Is Shipping Part of Cost of Goods Sold (COGS)?
Does shipping belong in COGS? Learn the essential accounting rules distinguishing inbound freight capitalization from outbound selling expenses.
Does shipping belong in COGS? Learn the essential accounting rules distinguishing inbound freight capitalization from outbound selling expenses.
The classification of shipping costs is a frequent accounting ambiguity for businesses that move physical goods. Correctly determining if freight expenses belong in Cost of Goods Sold (COGS) or as a separate operating expense directly impacts a company’s gross profit margin. This distinction dictates the timing of expense recognition and affects tax liabilities, as IRS regulations and GAAP mandate specific treatment based on the cost’s purpose.
Cost of Goods Sold (COGS) represents the direct costs incurred in producing the goods or services a company sells. This fundamental calculation sits at the top of the income statement, directly below Sales Revenue, to determine Gross Profit. The primary components always included in COGS are direct materials, direct labor, and manufacturing overhead.
COGS operates under the accounting matching principle, requiring expenses to be recognized in the same period as the revenue they helped generate. The cost of an item remains on the balance sheet as Inventory until it is sold, at which point its cost is transferred to COGS. This ensures the expense is matched precisely to the revenue, providing an accurate view of profitability.
The first instance where shipping is a component of COGS involves inbound freight, which is the cost to transport raw materials or finished inventory from the supplier to the company’s own facility. These expenses are considered necessary to bring the goods to their existing condition and location, making them ready for sale. Under GAAP, these inbound costs must be capitalized, meaning they are added to the cost of the inventory asset on the balance sheet.
The capitalization rule requires that all expenditures needed to acquire inventory and prepare it for sale must be included in its cost. This total cost, referred to as the “landed cost,” includes the purchase price, import duties, and transportation charges. Once the goods are sold, the entire landed cost, including the capitalized freight, flows into COGS on the income statement.
Businesses dealing with high volumes require a practical allocation method to assign inbound freight costs accurately to specific inventory items. Common methods distribute the total freight bill based on the value, weight, or volume of the items received. The IRS permits businesses to include these freight-in costs as part of inventory for tax purposes, provided the allocation method is consistently applied.
This capitalization practice increases the inventory asset value on the balance sheet while postponing expense recognition. The freight cost is recognized as an expense only when the related revenue is earned, maintaining the accuracy of the gross profit calculation. Incorrectly expensing inbound freight immediately would distort profitability by overstating current expenses.
The second scenario involves outbound freight, which is the cost incurred to ship the finished product from the company’s warehouse to the end customer. This expense is incurred after the goods are ready for sale, distinguishing it from the inbound costs that establish the inventory’s value. Outbound shipping is therefore classified as a period cost, specifically a selling expense, rather than a component of COGS.

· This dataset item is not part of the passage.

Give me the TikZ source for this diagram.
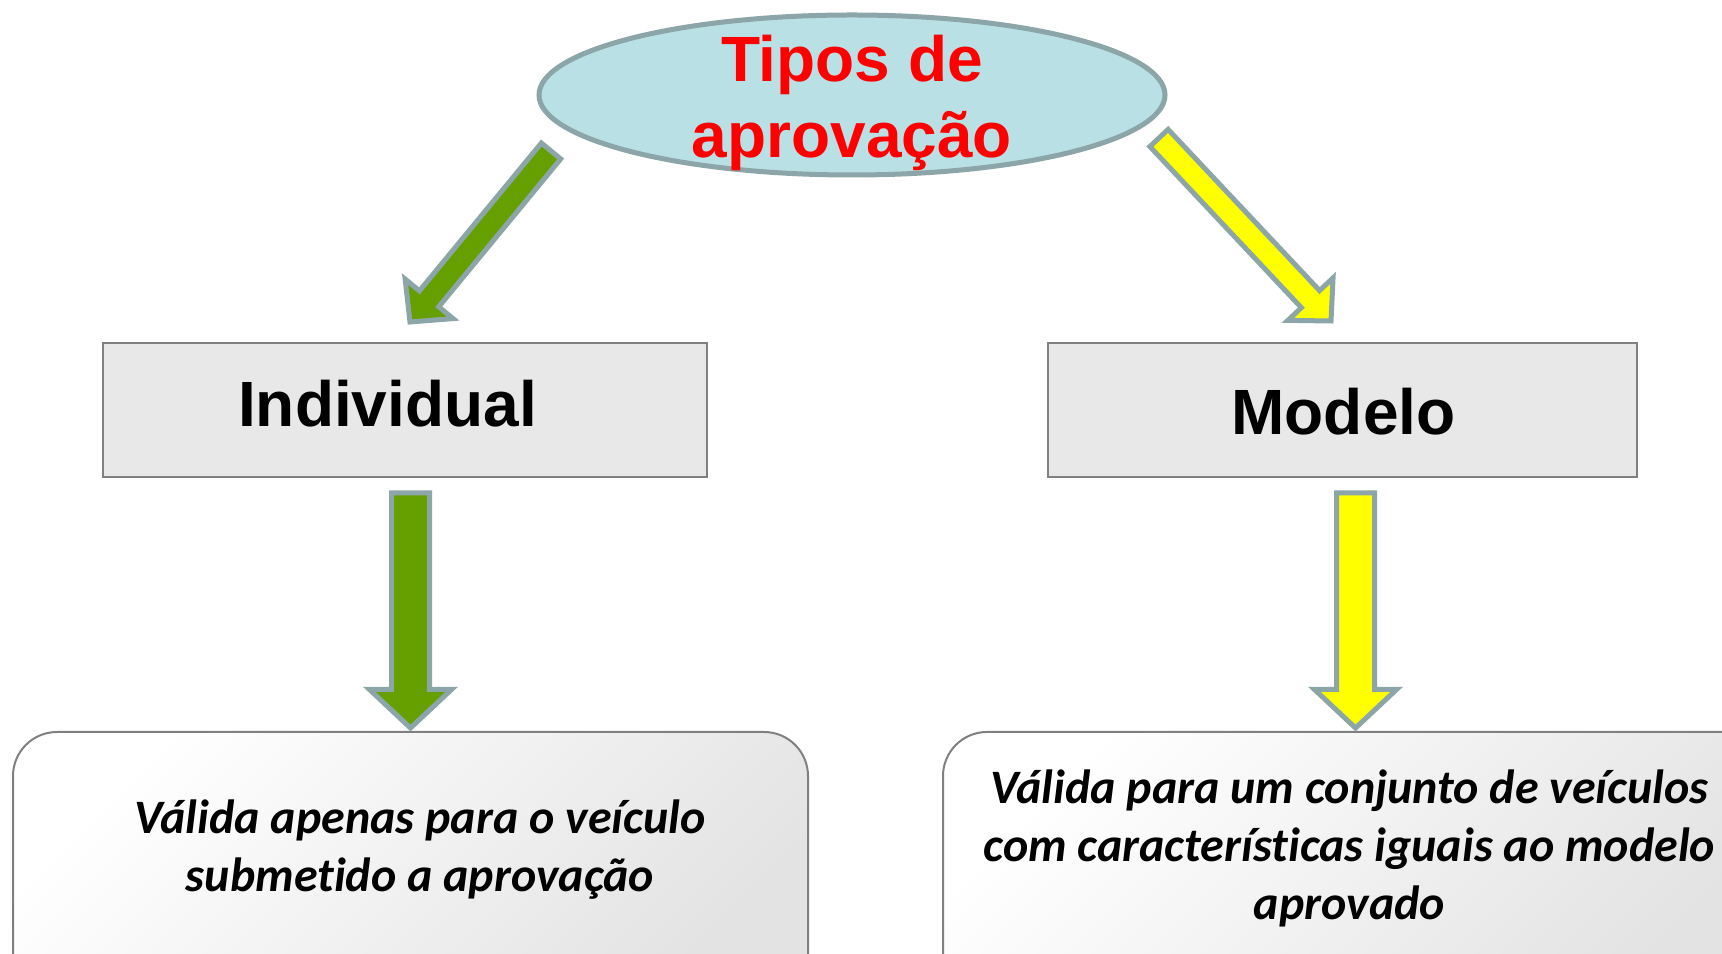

Selling expenses are recorded within the Selling, General, and Administrative (SG&A) section of the income statement, appearing below the Gross Profit line. This placement means that outbound shipping costs are deducted from Gross Profit to arrive at Operating Income. Treating outbound shipping this way properly reflects that the cost is a function of delivering the product, not a cost of acquiring or manufacturing it.
The accounting treatment of outbound shipping often hinges on the terms of the sale, particularly the use of FOB (Free On Board) designations. Under FOB Destination, the seller retains ownership and liability until the goods reach the buyer’s location. The seller pays for and bears the risk during transit, reinforcing the cost’s treatment as a selling expense.
Under FOB Shipping Point, the buyer takes ownership and assumes liability the moment the goods leave the seller’s dock. Even if the seller pays the freight charge to facilitate the sale, the cost remains a selling expense. This is because the transfer of ownership, and thus the completion of the sale, occurred at the shipping point.
The critical distinction is that outbound shipping costs are tied to the execution of the sale and delivery, not the acquisition or production of the inventory itself. These costs are expensed in the period they are incurred, ensuring that the company’s operating expenses are fully represented in the current period’s financial statements. This classification prevents the distortion of gross margin, providing stakeholders with an accurate measure of core profitability before delivery expenses are factored in.